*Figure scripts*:
○ ○ ○ ○ ○ ○ ○

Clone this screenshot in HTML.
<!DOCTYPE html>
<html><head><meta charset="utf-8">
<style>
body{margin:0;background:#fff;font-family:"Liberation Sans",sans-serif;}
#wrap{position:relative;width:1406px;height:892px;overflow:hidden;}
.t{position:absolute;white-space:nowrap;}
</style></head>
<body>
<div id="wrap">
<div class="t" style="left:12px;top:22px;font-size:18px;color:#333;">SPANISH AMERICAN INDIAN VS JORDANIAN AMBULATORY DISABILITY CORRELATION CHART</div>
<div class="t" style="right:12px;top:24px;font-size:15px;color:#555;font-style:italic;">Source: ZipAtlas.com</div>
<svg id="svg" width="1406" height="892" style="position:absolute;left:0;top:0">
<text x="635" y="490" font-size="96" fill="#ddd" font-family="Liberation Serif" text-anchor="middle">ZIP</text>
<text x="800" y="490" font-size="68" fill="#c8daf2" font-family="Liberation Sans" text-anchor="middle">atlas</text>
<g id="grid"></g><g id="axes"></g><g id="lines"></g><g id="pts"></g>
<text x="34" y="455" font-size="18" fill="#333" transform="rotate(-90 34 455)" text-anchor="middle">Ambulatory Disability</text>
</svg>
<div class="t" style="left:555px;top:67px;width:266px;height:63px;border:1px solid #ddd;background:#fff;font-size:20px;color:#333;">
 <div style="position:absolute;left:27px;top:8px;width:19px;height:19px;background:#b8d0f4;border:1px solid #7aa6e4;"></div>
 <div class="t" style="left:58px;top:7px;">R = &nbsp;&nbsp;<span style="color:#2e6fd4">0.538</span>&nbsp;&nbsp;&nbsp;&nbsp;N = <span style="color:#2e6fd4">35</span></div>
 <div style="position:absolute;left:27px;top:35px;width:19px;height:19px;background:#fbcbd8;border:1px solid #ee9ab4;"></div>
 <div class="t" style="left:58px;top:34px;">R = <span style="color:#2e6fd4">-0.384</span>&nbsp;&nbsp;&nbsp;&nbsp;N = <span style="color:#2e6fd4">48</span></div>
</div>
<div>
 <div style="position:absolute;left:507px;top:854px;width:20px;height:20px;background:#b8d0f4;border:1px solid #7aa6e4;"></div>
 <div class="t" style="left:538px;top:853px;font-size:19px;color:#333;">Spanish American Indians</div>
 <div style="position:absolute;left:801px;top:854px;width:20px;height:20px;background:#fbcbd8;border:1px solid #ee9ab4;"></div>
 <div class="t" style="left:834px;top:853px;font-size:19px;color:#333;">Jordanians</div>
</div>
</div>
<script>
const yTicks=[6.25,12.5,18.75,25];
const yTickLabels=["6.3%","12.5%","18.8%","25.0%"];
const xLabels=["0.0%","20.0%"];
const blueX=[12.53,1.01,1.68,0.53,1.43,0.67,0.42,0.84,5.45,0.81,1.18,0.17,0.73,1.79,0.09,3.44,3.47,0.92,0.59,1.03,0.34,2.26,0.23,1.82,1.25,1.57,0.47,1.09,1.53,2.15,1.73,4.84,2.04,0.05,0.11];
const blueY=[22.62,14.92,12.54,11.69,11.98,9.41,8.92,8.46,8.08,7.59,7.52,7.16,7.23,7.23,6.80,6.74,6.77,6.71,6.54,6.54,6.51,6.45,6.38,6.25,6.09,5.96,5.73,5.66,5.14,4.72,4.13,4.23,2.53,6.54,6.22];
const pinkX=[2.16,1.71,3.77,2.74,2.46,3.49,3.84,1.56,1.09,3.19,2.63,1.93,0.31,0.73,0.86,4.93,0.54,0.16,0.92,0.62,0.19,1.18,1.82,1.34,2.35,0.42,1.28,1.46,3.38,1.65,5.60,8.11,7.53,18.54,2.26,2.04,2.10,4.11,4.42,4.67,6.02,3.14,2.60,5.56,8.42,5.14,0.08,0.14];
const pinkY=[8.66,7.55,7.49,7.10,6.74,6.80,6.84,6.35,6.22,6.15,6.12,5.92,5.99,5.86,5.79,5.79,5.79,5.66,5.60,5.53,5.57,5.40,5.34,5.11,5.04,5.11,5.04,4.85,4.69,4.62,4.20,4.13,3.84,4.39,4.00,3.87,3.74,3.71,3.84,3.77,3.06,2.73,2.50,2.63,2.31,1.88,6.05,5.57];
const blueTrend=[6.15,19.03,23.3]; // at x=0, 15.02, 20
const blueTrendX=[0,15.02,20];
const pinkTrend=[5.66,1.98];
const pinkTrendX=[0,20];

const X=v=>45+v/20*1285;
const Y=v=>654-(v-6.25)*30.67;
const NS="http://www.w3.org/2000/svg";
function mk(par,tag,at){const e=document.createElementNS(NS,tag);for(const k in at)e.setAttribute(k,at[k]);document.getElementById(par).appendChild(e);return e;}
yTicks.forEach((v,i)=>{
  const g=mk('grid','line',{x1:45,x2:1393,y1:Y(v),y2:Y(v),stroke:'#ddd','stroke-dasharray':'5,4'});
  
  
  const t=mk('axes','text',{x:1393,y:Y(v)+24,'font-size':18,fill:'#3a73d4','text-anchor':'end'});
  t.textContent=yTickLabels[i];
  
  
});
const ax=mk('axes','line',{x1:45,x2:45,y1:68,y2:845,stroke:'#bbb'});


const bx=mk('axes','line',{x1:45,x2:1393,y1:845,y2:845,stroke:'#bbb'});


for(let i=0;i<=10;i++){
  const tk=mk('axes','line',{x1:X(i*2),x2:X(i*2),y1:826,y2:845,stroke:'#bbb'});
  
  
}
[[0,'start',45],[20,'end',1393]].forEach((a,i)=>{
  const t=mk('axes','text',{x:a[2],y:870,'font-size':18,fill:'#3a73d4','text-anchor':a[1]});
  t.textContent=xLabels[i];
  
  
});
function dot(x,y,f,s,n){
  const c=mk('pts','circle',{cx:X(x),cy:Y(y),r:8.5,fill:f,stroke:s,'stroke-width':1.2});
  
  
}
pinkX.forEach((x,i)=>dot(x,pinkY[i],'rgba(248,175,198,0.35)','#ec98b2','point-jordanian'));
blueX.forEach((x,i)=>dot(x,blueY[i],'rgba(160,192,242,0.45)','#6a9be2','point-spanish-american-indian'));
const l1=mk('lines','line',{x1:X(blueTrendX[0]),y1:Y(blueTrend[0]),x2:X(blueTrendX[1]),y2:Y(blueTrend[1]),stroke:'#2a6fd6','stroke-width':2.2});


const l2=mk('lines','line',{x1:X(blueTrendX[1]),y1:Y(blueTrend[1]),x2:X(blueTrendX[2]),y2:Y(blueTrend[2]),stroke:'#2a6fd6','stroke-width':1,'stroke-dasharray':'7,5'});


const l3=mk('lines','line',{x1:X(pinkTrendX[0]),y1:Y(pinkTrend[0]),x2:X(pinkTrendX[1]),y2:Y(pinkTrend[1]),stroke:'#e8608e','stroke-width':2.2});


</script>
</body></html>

○ ○ ○ ○ ○ ○ ○

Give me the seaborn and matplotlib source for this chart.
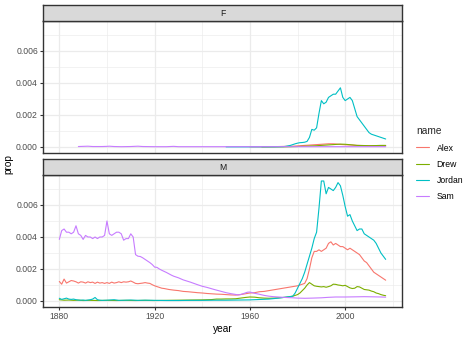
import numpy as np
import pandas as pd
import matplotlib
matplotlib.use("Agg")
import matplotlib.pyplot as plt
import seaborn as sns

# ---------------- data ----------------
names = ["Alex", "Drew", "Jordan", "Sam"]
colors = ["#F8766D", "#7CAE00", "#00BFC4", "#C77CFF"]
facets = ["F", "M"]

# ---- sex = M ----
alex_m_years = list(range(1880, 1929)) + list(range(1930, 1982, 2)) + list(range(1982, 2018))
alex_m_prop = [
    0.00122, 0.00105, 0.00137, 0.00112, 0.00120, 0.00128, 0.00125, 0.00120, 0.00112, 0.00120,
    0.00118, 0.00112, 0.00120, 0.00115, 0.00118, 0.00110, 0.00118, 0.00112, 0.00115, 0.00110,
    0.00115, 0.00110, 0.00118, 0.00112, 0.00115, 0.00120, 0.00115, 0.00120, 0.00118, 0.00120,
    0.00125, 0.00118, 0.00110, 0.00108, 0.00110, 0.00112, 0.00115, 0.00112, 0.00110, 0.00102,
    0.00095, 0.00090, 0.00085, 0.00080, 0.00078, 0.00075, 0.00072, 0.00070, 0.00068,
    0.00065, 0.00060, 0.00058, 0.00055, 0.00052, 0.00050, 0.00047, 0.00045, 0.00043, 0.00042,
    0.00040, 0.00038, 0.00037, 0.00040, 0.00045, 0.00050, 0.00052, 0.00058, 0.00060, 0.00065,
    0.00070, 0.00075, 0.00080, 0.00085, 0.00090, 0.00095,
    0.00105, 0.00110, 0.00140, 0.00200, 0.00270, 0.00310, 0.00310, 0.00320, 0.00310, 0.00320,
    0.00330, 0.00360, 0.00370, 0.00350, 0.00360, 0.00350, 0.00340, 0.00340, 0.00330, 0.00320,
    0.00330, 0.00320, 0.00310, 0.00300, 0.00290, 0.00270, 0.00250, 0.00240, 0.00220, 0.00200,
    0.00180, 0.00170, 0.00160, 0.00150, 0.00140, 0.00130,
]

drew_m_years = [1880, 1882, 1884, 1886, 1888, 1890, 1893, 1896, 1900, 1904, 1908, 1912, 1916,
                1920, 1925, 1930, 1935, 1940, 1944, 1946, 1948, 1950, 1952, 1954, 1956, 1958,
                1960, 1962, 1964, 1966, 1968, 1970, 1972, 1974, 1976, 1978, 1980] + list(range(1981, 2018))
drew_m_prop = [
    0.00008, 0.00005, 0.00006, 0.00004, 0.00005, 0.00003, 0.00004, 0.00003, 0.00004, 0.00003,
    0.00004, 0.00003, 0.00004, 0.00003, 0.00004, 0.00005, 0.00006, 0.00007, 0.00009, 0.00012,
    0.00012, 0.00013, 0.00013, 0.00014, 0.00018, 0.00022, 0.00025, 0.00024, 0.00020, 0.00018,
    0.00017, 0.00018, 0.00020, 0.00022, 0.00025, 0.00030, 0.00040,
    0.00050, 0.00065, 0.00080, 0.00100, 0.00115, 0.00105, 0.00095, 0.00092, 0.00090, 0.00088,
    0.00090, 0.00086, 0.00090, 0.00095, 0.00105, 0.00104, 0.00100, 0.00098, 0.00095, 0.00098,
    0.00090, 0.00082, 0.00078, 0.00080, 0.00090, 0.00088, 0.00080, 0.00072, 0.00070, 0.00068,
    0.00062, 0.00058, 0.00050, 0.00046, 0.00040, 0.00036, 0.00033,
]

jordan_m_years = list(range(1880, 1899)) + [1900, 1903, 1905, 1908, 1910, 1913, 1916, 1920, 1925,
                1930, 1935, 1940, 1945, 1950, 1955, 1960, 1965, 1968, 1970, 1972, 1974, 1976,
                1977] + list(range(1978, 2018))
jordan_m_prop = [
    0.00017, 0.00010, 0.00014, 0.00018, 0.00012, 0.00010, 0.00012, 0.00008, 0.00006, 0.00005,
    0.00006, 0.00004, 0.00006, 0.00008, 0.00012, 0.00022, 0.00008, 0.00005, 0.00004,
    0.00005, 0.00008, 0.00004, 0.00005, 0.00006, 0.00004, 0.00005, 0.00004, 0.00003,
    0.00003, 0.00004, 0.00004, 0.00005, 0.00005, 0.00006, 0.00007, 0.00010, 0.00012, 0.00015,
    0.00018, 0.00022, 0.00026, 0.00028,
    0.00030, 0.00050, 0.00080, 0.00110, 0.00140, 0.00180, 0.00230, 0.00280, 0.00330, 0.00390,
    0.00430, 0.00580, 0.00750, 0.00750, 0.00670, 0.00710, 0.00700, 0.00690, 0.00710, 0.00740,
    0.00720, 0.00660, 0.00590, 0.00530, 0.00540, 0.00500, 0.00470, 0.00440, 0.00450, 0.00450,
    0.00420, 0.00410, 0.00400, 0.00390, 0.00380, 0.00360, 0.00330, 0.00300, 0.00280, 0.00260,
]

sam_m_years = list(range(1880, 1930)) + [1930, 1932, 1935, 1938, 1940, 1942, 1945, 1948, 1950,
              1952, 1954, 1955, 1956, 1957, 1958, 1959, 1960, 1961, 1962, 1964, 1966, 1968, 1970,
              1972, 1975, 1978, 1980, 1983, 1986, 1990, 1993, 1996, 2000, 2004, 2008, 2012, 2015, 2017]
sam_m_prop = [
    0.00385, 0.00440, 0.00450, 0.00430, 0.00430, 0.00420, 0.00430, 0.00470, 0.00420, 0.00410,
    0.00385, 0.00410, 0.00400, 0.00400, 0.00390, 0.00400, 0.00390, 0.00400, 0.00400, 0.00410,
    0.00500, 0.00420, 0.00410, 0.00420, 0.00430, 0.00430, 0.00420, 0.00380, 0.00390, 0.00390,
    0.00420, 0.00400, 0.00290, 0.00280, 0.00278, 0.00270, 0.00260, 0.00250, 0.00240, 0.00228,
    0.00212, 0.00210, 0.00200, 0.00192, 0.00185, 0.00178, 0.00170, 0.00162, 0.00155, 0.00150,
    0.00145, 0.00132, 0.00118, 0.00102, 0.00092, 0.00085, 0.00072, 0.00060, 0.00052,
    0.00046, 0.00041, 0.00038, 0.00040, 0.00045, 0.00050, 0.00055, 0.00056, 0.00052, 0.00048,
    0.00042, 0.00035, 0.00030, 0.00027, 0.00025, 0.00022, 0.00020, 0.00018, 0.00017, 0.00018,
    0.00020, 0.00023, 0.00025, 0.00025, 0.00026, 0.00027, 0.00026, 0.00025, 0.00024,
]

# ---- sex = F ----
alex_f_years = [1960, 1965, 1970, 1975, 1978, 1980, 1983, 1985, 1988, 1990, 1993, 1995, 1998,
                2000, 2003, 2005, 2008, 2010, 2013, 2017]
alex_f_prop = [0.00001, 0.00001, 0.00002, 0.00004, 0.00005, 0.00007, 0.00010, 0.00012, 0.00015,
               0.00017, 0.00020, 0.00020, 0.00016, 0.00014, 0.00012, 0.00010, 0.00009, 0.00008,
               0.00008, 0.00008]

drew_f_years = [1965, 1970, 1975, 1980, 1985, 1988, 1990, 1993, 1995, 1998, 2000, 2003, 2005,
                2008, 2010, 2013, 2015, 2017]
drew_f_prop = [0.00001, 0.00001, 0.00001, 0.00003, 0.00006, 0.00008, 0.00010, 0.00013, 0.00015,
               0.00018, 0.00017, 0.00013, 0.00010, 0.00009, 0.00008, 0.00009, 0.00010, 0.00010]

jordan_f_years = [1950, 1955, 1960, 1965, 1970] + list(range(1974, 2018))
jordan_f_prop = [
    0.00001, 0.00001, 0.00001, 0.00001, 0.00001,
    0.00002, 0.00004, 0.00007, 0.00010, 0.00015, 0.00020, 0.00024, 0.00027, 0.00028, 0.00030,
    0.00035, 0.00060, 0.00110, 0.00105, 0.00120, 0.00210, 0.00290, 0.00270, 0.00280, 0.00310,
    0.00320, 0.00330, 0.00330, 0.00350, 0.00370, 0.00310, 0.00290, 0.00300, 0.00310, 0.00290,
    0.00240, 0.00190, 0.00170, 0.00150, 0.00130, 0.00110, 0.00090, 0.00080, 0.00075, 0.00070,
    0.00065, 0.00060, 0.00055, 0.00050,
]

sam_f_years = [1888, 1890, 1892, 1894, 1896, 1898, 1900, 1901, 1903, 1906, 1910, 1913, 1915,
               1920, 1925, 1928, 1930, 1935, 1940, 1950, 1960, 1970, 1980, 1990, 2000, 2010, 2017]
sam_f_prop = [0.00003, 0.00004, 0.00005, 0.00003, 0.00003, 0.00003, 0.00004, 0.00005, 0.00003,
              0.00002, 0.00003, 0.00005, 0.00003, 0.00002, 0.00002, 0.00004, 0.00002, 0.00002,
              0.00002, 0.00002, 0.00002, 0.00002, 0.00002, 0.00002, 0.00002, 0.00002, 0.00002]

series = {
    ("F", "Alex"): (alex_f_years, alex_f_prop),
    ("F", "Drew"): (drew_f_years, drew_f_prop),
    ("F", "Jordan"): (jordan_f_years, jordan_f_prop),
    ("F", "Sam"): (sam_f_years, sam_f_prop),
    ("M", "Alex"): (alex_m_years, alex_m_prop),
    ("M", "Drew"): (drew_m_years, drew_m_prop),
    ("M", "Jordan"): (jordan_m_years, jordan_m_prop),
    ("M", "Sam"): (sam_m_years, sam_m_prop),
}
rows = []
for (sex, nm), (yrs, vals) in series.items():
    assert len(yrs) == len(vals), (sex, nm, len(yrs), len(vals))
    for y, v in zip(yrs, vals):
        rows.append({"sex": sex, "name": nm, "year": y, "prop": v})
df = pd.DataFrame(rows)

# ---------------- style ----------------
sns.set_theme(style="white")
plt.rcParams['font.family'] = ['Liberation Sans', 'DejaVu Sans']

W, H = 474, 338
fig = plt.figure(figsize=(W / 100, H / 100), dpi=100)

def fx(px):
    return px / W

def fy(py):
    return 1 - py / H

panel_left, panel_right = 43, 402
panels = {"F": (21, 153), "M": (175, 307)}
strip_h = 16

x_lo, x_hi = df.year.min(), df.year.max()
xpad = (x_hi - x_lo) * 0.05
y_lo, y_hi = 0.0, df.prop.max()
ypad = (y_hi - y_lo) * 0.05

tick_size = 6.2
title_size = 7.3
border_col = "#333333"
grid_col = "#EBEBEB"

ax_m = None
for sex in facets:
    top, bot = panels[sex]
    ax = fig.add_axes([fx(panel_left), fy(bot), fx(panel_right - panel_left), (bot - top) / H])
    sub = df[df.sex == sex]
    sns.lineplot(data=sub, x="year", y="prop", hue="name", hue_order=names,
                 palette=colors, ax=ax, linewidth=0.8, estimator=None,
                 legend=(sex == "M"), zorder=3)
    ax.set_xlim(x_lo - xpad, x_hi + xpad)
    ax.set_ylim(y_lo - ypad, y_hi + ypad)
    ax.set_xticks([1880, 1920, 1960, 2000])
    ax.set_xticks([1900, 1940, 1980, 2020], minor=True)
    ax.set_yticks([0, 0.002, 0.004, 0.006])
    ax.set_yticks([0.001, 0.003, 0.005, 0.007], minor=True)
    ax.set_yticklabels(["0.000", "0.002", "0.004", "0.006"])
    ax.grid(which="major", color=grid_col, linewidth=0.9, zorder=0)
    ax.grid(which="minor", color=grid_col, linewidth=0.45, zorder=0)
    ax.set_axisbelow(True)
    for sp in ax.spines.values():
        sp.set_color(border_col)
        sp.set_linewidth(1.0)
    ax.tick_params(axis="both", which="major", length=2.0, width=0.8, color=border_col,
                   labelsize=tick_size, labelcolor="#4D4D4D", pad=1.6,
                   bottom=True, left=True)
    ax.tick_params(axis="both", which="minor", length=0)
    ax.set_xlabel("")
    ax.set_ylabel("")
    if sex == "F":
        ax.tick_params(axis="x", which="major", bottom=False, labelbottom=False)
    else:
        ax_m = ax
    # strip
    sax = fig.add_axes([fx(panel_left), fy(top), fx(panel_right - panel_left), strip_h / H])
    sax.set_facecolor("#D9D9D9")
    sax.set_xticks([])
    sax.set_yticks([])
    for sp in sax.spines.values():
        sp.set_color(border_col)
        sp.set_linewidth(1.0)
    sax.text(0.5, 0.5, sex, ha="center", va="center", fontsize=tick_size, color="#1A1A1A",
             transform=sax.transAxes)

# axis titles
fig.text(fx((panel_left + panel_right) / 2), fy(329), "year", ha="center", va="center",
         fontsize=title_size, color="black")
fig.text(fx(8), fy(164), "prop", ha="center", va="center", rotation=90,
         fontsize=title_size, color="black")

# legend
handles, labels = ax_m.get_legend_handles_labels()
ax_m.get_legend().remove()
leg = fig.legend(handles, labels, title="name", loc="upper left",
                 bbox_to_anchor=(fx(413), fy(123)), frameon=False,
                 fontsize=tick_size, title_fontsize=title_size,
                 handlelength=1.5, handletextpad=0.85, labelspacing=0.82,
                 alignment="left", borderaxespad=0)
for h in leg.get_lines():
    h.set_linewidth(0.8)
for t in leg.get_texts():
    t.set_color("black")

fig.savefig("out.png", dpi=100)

○ ○ ○ ○ ○ ○ ○

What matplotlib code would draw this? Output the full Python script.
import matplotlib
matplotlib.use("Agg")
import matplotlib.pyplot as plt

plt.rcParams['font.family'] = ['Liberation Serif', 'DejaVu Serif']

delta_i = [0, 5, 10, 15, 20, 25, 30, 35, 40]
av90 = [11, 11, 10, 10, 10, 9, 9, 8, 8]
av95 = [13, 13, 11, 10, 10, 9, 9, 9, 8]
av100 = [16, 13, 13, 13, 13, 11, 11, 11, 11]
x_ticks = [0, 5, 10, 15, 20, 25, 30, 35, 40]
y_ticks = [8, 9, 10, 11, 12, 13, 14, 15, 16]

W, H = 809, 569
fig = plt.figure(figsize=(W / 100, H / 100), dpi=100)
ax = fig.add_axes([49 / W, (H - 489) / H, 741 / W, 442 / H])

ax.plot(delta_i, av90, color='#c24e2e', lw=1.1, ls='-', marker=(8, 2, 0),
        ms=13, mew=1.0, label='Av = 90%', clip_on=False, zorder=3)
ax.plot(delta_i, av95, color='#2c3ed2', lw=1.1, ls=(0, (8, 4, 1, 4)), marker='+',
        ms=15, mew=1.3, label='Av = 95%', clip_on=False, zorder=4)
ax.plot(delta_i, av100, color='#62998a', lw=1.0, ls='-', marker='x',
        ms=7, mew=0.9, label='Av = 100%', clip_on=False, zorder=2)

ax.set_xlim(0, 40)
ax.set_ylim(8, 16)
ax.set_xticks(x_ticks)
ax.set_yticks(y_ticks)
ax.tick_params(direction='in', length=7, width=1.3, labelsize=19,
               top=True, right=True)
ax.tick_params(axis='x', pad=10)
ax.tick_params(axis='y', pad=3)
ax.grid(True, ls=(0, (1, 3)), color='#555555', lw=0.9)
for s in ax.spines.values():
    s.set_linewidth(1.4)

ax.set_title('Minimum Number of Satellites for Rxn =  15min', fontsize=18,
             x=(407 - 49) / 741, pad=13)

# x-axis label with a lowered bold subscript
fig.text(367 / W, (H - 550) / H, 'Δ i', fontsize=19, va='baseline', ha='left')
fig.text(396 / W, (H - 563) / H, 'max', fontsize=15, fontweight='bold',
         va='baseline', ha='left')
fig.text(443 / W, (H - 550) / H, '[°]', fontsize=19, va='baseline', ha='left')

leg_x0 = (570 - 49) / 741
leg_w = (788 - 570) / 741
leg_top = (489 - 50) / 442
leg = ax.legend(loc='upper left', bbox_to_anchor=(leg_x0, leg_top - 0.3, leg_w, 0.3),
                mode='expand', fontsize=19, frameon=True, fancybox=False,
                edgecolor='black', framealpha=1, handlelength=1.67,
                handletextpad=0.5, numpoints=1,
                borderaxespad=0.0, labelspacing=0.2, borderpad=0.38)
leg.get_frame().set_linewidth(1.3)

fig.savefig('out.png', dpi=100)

○ ○ ○ ○ ○ ○ ○

Set down, without any change, only the lines from the line that holds "What matplotlib code" through the line that holds "plt.rcParams['font.family'] = ['Liberation Serif', 'DejaVu", both lines included.

What matplotlib code would draw this? Output the full Python script.
import matplotlib
matplotlib.use("Agg")
import matplotlib.pyplot as plt

plt.rcParams['font.family'] = ['Liberation Serif', 'DejaVu Serif']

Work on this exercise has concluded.